Now that the code is working, write new versions of your subroutines that will work in real time using a program based on a modified version of pass1.asm (from Lab #1), process\_stereo subroutine, and the coefficients and firfilter subroutine. You must now use two filters, one for the left stereo channel

and another for the right channel. The two filters can share the same instructions (subroutine) and the same block of coefficients, but they must have separate data blocks (filter definition and filter state).

You will test the real time implementation of the filters in three different ways.

- (1) Using an oscilloscope for measurement and a signal generator for input, design a means for experimentally measuring the magnitude and phase of the filter frequency response. Then verify that the filter reproduces the results expected from MATLAB. Also, determine the -3dB cutoff-frequency for your filter.
- (2) Again, using the signal generator and a scope, design a means for experimentally measuring the step response of the filter. Make an accurate sketch and comment on symmetry.
- (3) Now use music for an input and comment on what you hear.

### Additional exercise for Graduate Students:

Repeat (1) - (3) above for a real time implementation of a high-pass filter. Choose a filter length of 65 and a reasonable cutoff frequency, then use fir1 in MATLAB to generate the coefficients. Include your parameters and results in your report. Did you have to re-write any of your code?

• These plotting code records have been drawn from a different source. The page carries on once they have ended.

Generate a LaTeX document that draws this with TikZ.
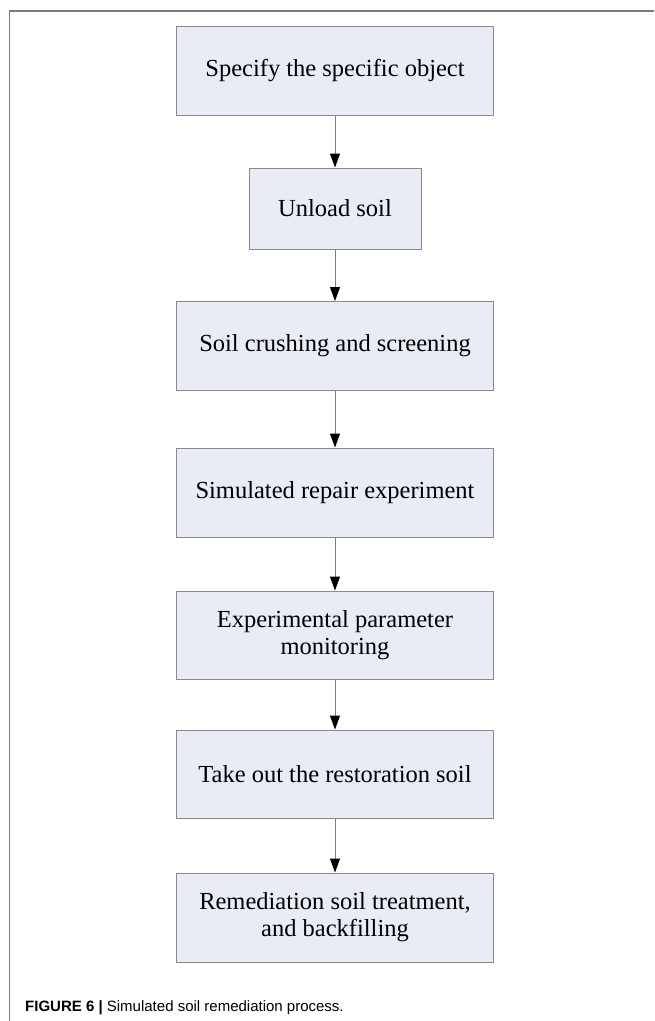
\documentclass[tikz,border=0pt]{standalone}
\usepackage{fontspec}
\setmainfont{Liberation Serif}
\newfontfamily\capfont{Liberation Sans}
\usetikzlibrary{arrows.meta}
\definecolor{boxfill}{HTML}{E9EBF5}
\definecolor{boxline}{HTML}{8A8A8A}
\definecolor{linkline}{HTML}{7F7F7F}
\definecolor{frameline}{HTML}{7A7A7A}
\tikzset{
  stepbox/.style={draw=boxline, fill=boxfill, line width=1pt, rectangle,
    minimum width=317pt, minimum height=89pt, inner sep=0pt, align=center,
    font=\fontsize{24.5}{27}\selectfont},
  smallbox/.style={stepbox, minimum width=172pt, minimum height=81pt},
  link/.style={draw=linkline, line width=1pt,
    -{Triangle[length=14pt,width=10pt,color=black]}},
  frame/.style={draw=frameline, line width=1.5pt}
}
\begin{document}
\begin{tikzpicture}[x=1pt,y=-1pt]
\useasboundingbox (0,0) rectangle (654,1021);
\coordinate (fb) at (9.5,1021);
\coordinate (fc) at (9.5,11);
\coordinate (fr) at (654,11);
\draw[frame] (fb) -- (fc) -- (fr);
\node[stepbox] (n1) at (335,70.5) {Specify the specific object};
\node[smallbox] (n2) at (335,208.5) {Unload soil};
\node[stepbox] (n3) at (335,346) {Soil crushing and screening};
\node[stepbox] (n4) at (335,492.5) {Simulated repair experiment};
\node[stepbox, minimum height=88pt] (n5) at (335,635) {Experimental parameter\\monitoring};
\node[stepbox, minimum height=88pt] (n6) at (335,774) {Take out the restoration soil};
\node[stepbox] (n7) at (335,917.5) {Remediation soil treatment,\\and backfilling};
\draw[link] (n1) -- (n2);
\draw[link] (n2) -- (n3);
\draw[link] (n3) -- (n4);
\draw[link] (n4) -- (n5);
\draw[link] (n5) -- (n6);
\draw[link] (n6) -- (n7);
\node[anchor=base west, inner sep=0pt, font=\capfont\fontsize{15}{18}\selectfont] (cap) at (25,1011) {\textbf{FIGURE 6 |} Simulated soil remediation process.};
\end{tikzpicture}
\end{document}
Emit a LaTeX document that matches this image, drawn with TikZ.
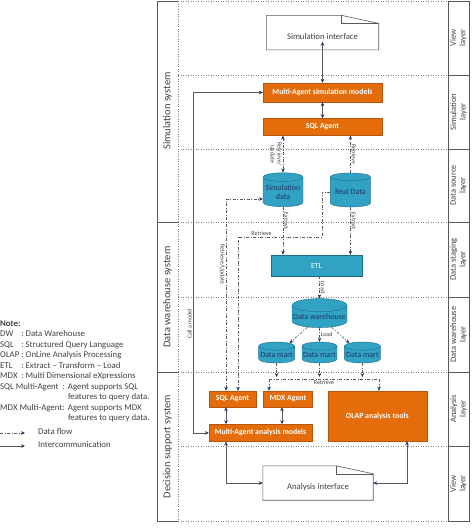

### Report and Grading Checklist

### A: MATLAB adcdemo and dacdemo

Aliasing observations and signal plots from adcdemo; written discussion. Reconstruction behavior observations from dacdemo; written discussion. Comments.

#### **B:** Instructions available in one sample period

Code segment from 'process\_stereo' modified to test instruction limit. Measured maximum instruction count in one sample period and PLL setting. Comments.

#### **C:** Delay line implementation

Code segment from lab2\_p.asm, with COMMENTS.

Responses to questions (1)-(3).

Additional exercise for graduate students.

Comments.

### D: Non-real time testing with PC file I/O

Code segment from process mono, with COMMENTS.

Discussion of file I/O procedure and results.

Comments.

#### E: MATLAB FIR filter design

Filter design properties and MATLAB results to verify your design.

Comments.

### F: Non-real time testing of FIR filter

Code segment of 'lab2\_io.asm' and output impulse response.

Frequency response measurements, etc.

Comments

#### G: Real time testing of FIR filter

Code segment of real time filter program.

Test results (1)-(3), and discussion.

Additional exercise for graduate students.

Comments

Grading Guidelines (for each grade, you must also satisfy the requirements of all lower grades):

- F Anything less than what is necessary for a D.
- D Exercise A and B with results and discussion.
- C- Exercise C with results and discussion.
- C+ Exercise D with complete results and comments.
- B Exercises E and F with full MATLAB results verifying the design.
- A Results for Exercise G.

Note: grad student grading also requires the additional exercises from the C and G sections.